GESCO AG reports another record year


- Sales up 22 %, results up 50 %
- Dividend also reaches record high at EUR 1.25
- New financial year brings further growth


Wuppertal, 29 June 2006 – Prime Standard-listed holding company GESCO AG has reported record results again in financial year 2005/2006 (01.04.2005-31.03.2006) and growth will continue in the new 2006/2007 financial year. At today’s accounts press conference in Düsseldorf, the Executive Board reported on the second record year in a row and forecast further growth.

Buoyant business activity led to a 22 % increase in sales to EUR 234.3 million (previous year: EUR 192.3 million). The rise in Group net income was even higher and at EUR 9.3 million was up 50 % on the previous year’s EUR 6.2 million. Earnings per share rose 36 % to EUR 3.39 (previous year: EUR 2.49) despite the increase in the number of shares.

Staff numbers rose from 1,215 to 1,329; the 9 % rise is primarily due to the acquisition of the Dömer Group in Lennestadt, Germany, in August 2005.

Shareholders are also set to benefit from this positive development with a considerable rise in the profit distribution. At the General Meeting on 24 August 2006, the Executive Board and Supervisory Board will propose an increase in the dividend of around 40 % to EUR 1.25 (previous year: EUR 0.90).
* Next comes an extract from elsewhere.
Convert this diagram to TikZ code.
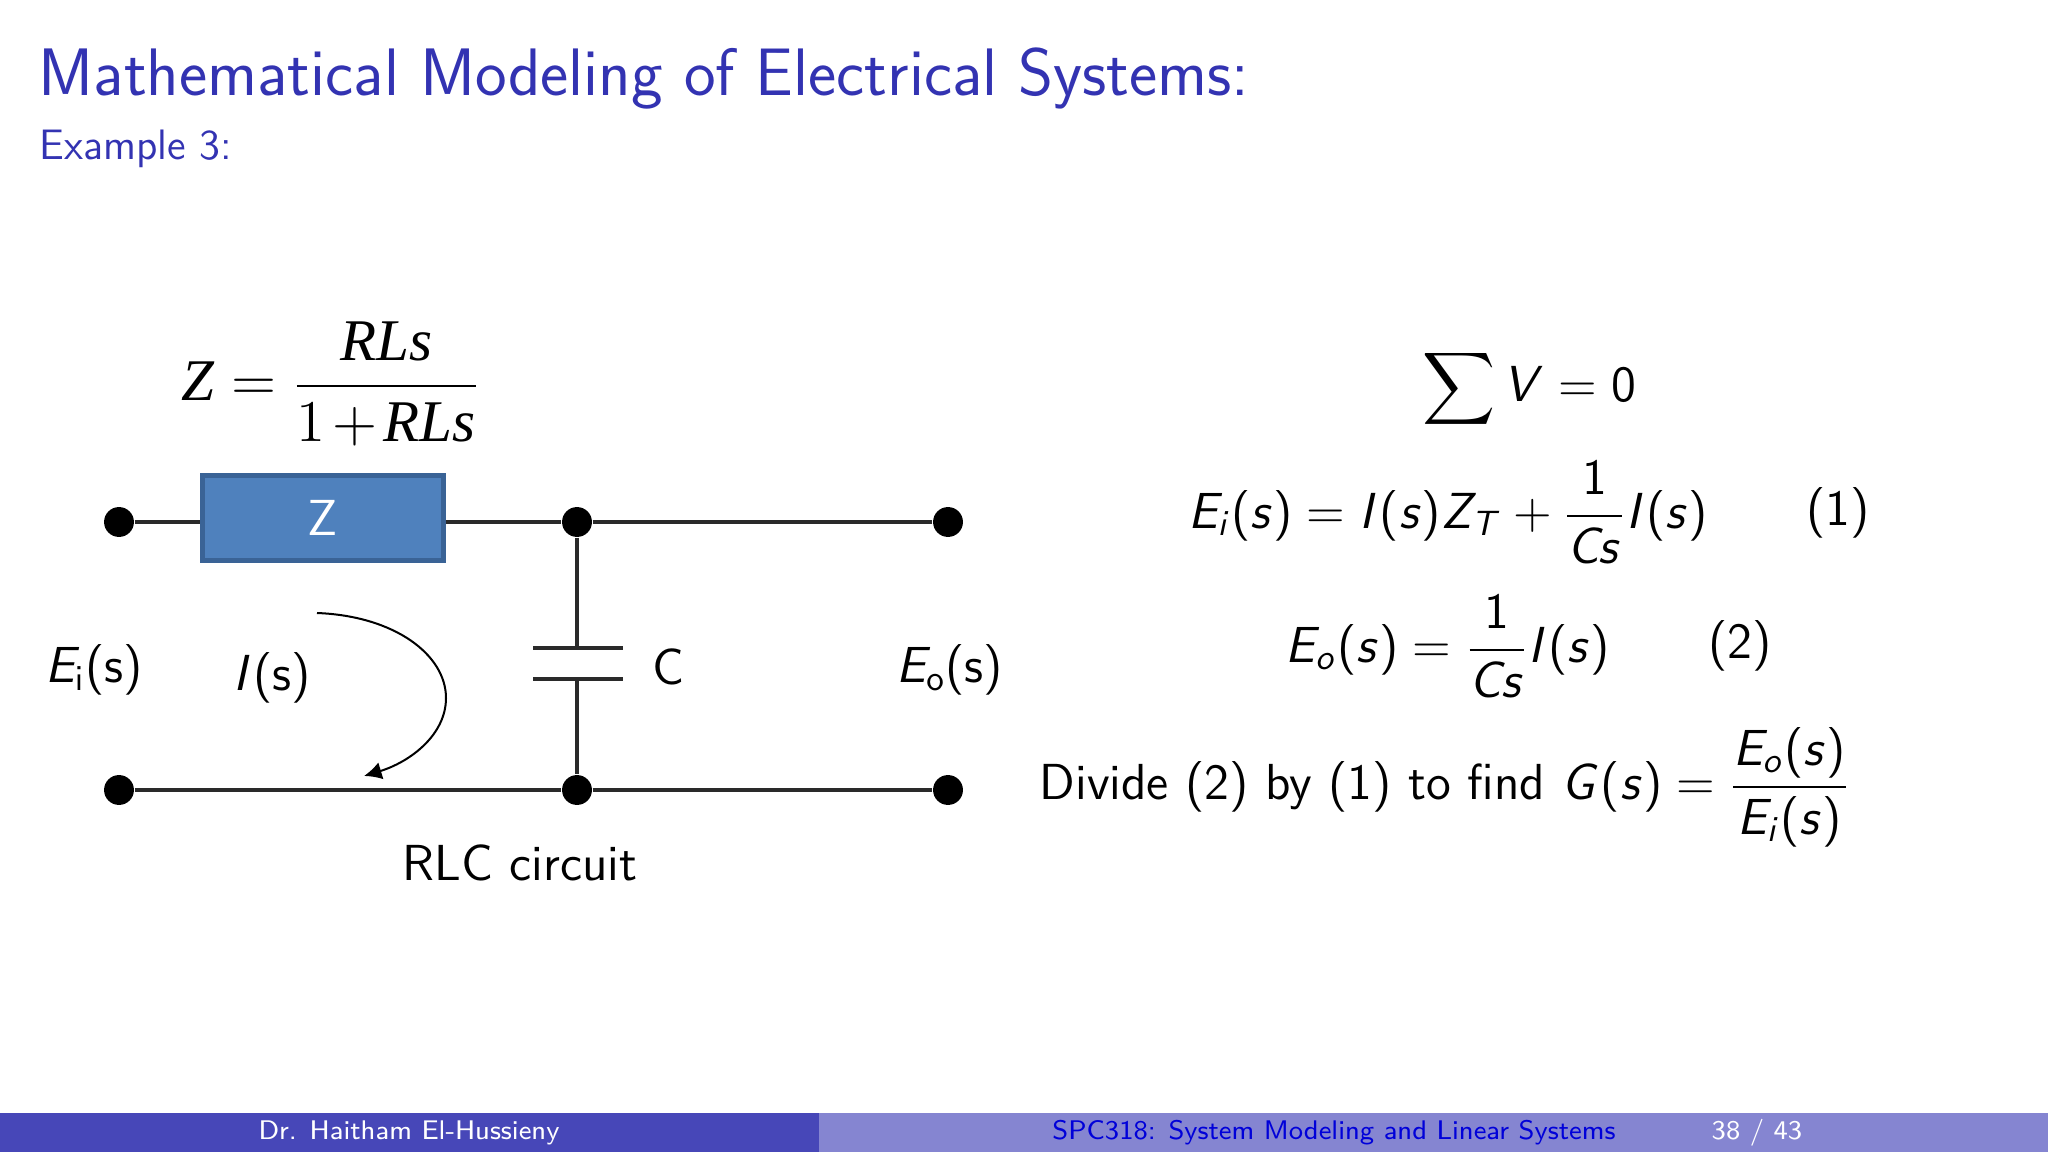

The price of GESCO shares climbed 65 % during the reporting year and has therefore outperformed its benchmark index, the SDAX (+44 %).

For the new 2006/2007 financial year (01.04.2006-31.03.2007) the company aims to outstrip these record figures again. The Executive Board is anticipating sales of around EUR 245 million and Group net income of around EUR 9.8 million with earnings per share of EUR 3.56.

GESCO Executive Board member Dr. Hans-Gert Mayrose said, “The past financial year was indeed an extraordinarily good year, with sales benefiting from the increased price of materials and a temporary boom enjoyed by some subsidiaries. These effects no longer apply in the new financial year, but will be more than compensated for by the broad-based upturn. All systems are set for growth and we intend to generate further rises in sales and earnings as well as achieve external growth through acquisition. With the comfortable volume of liquid funds and excellent balance sheet structure, we are perfectly placed to do so.